You may need to cut the blocks to the correct size using a jigsaw. If it is necessary to remove the tongue on the block, do not worry, the modern adhesive will keep the blocks in place.
Sanding the Parquet Floor
Once the adhesive is dry, you should sand the entire floor unless both your original floor and the blocks you have sourced have a decent finish already. In which case you can skip this step and just maintain your flooring.
Make sure the flooring has been cleaned as per the above, including new boards before sanding.
It is best to use a belt sander to sand the floor as this won’t leave scatter marks as a drum-sander can. You will need a smaller edge-sander to reach the edges and corners of the floor.
You may notice a difference in height between old and new blocks, start with grit 40 sandpaper to even out. Try to sand with the grain. Some patterns such as herringbones will make this quite tricky, but you will be making various sanding rounds which should sort this.
You should start in one corner of the room and walk the belt-sander across to the other wall then walk back over the same area. Repeat with the next row overlapping the first row. Once you have finished the last row, turn 90 degrees and repeat the process over the entire floor again.
Using grit 40 paper on the edge-sander, you can now sand the areas that the belt-sander couldn’t reach. You may see circular sanding marks on overlapping areas as the edge-sander uses a circular motion as opposed to the straight motion of the belt sander. Following sanding rounds will clear most marks away, don’t be tempted to try to sand them with the edge-sander as this will only make it worse.
Vacuum clean the whole floor and repeat the process with grit 80. As you will need the dust of the grit 80, clean dust, for mixing with the wood-filler later, make sure you empty the sand-dust collecting bag before starting. Once you have completed two rounds with the grit 80, vacuum clean the entire floor again.
Filling in Gaps
Mix some of the sand dust from the grit 80 sanding round with the special wood-filler, small amounts at a time. Larger gaps may be filled with a scraper. Any excess filler will be removed by the final sanding round. You will need to leave the filler to dry out before the last souring round, between 30 and 60 minutes depending on how deep the gaps were.

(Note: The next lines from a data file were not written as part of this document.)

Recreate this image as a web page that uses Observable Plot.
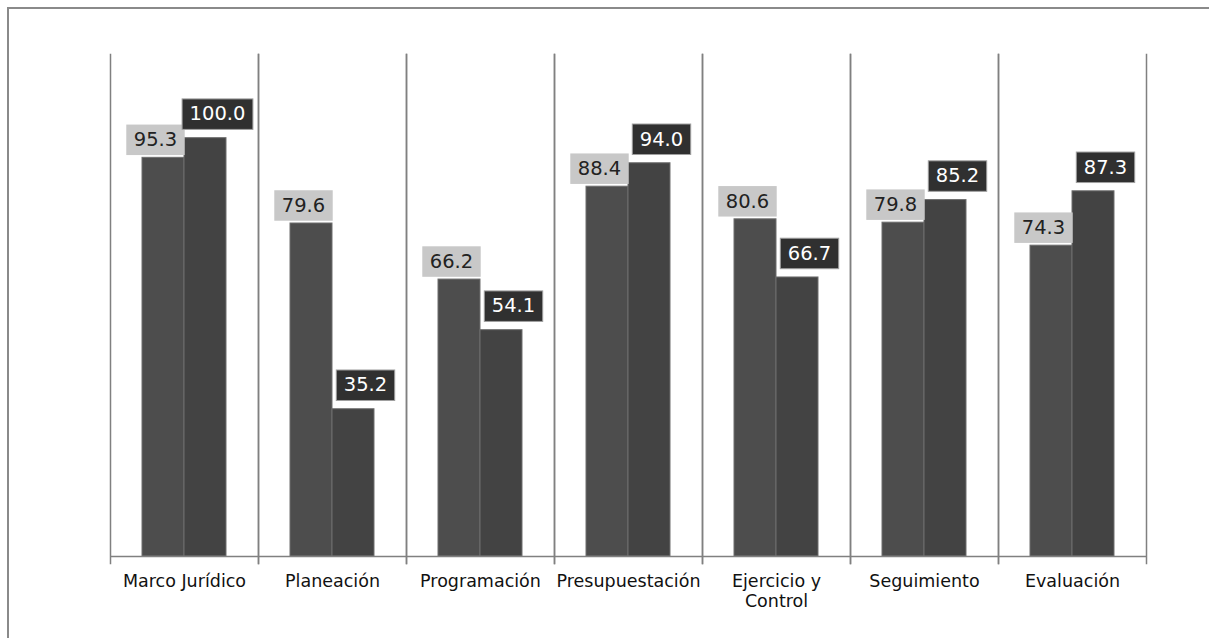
<!DOCTYPE html>
<html><head><meta charset="utf-8">
<script src="https://cdn.jsdelivr.net/npm/d3@7"></script>
<script src="https://cdn.jsdelivr.net/npm/@observablehq/plot@0.6"></script>
<style>
html,body{margin:0;padding:0;background:#fff;overflow:hidden;width:1209px;height:638px;}
#chart{position:absolute;left:0;top:0;}
#frame{position:absolute;left:7px;top:7px;width:1400px;height:800px;border:2px solid #8a8a8a;pointer-events:none;}
</style></head><body>
<div id="chart"></div><div id="frame"></div>
<script>
const categories = ["Marco Jurídico","Planeación","Programación","Presupuestación","Ejercicio y Control","Seguimiento","Evaluación"];
const tickLabels = ["Marco Jurídico","Planeación","Programación","Presupuestación","Ejercicio y\nControl","Seguimiento","Evaluación"];
const seriesNames = ["Serie 1","Serie 2"];
const serie1 = [95.3,79.6,66.2,88.4,80.6,79.8,74.3];
const serie2 = [100.0,35.2,54.1,94.0,66.7,85.2,87.3];

const rows = categories.flatMap((c,i) => [
  {category:c, series:seriesNames[0], value:serie1[i]},
  {category:c, series:seriesNames[1], value:serie2[i]}
]);
const grid = {stroke:"#808080", strokeWidth:1.5};

const svg = Plot.plot({
  width:1209, height:638,
  marginTop:54, marginBottom:82, marginLeft:107, marginRight:61,
  style:{fontFamily:"DejaVu Sans", background:"transparent", color:"#111"},
  fx:{domain:categories, padding:0, label:null},
  x:{domain:seriesNames, paddingInner:0, paddingOuter:0.75, axis:null},
  y:{domain:[0,120], axis:null},
  color:{domain:seriesNames, range:["#4d4d4d","#434343"]},
  marks:[
    Plot.barY(rows, {fx:"category", x:"series", y:"value", fill:"series", stroke:"#6e6e6e", strokeWidth:1}),
    Plot.ruleY([0], grid),
    Plot.frame({anchor:"left", insetBottom:-7, ...grid}),
    Plot.frame({anchor:"right", insetBottom:-7, ...grid}),
    Plot.text(rows, {filter:d=>d.series===seriesNames[0], fx:"category", x:"series", y:"value",
      text:d=>d.value.toFixed(1), dy:-18, dx:-8, fill:"#222", fontSize:19.5, ariaDescription:"label-s1"}),
    Plot.text(rows, {filter:d=>d.series===seriesNames[1], fx:"category", x:"series", y:"value",
      text:d=>d.value.toFixed(1), dy:-24, dx:12, fill:"#fff", fontSize:19.5, ariaDescription:"label-s2"}),
    Plot.axisFx({anchor:"bottom", tickSize:0, tickPadding:16, fontSize:17.5, lineHeight:1.15, label:null,
      tickFormat:d=>tickLabels[categories.indexOf(d)]})
  ]
});
document.getElementById("chart").append(svg);

function boxes(desc, fill, stroke) {
  svg.querySelectorAll(`g[aria-description="${desc}"] text`).forEach(t => {
    const b = t.getBBox();
    const r = document.createElementNS("http://www.w3.org/2000/svg","rect");
    r.setAttribute("x", b.x - 7.5);
    r.setAttribute("y", b.y - 3.5);
    r.setAttribute("width", b.width + 15);
    r.setAttribute("height", b.height + 7.5);
    const tr = t.getAttribute("transform");
    if (tr) r.setAttribute("transform", tr);
    r.setAttribute("fill", fill);
    r.setAttribute("stroke", stroke);
    r.setAttribute("stroke-width", stroke === "none" ? 0 : 1);
    t.parentNode.insertBefore(r, t);
  });
}
boxes("label-s1", "#c8c8c8", "none");
boxes("label-s2", "#303030", "#a0a0a0");
</script>
</body></html>
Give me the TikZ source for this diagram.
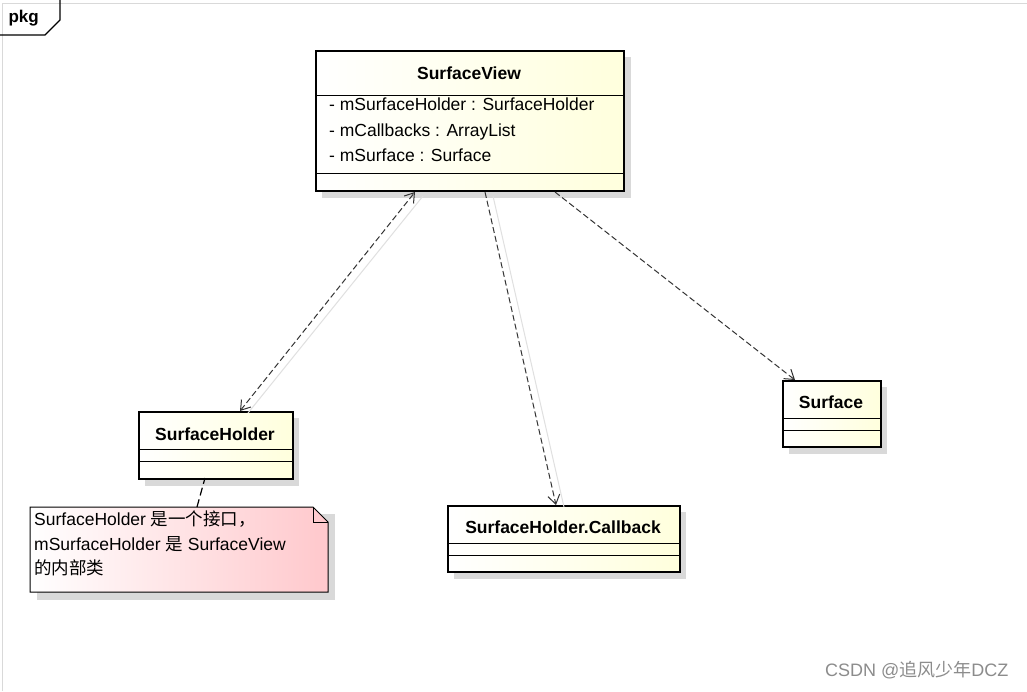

Using sanding paper grit 120 will remove any excess wood filler and give your wood floor a smooth surface. Use the same pattern as you did for the first two rounds.
Finishing the Parquet Floor
The best way to show off your newly restored parquet flooring is to use oils. The oils bring out the wood’s natural character without a glossy finish. Oils penetrate the wood for long-term protection, and a wax layer will protect your floor against general wear and tear.
If you prefer to varnish or lacquer the floor, you will need to sand again will grit 150 to prepare the wood.
Make sure you use a finish that is suitable for your flooring. If you are unsure, ask an expert for advice.
If you notice some patches that appear more dull or shiny than the rest of the floor, this could mean that the blocks have absorbed the oil differently to the neighbouring blocks. Buff the area lightly, if this doesn’t help, wait a few days to see if it evens out. Should it still not look even, you can apply some power wax or wax polish on the areas to feed it.
You may put most of your furniture back in the room after the second coat has dried (8 hours), but wait ten days for the hard wax oil to cure completely before laying any rugs.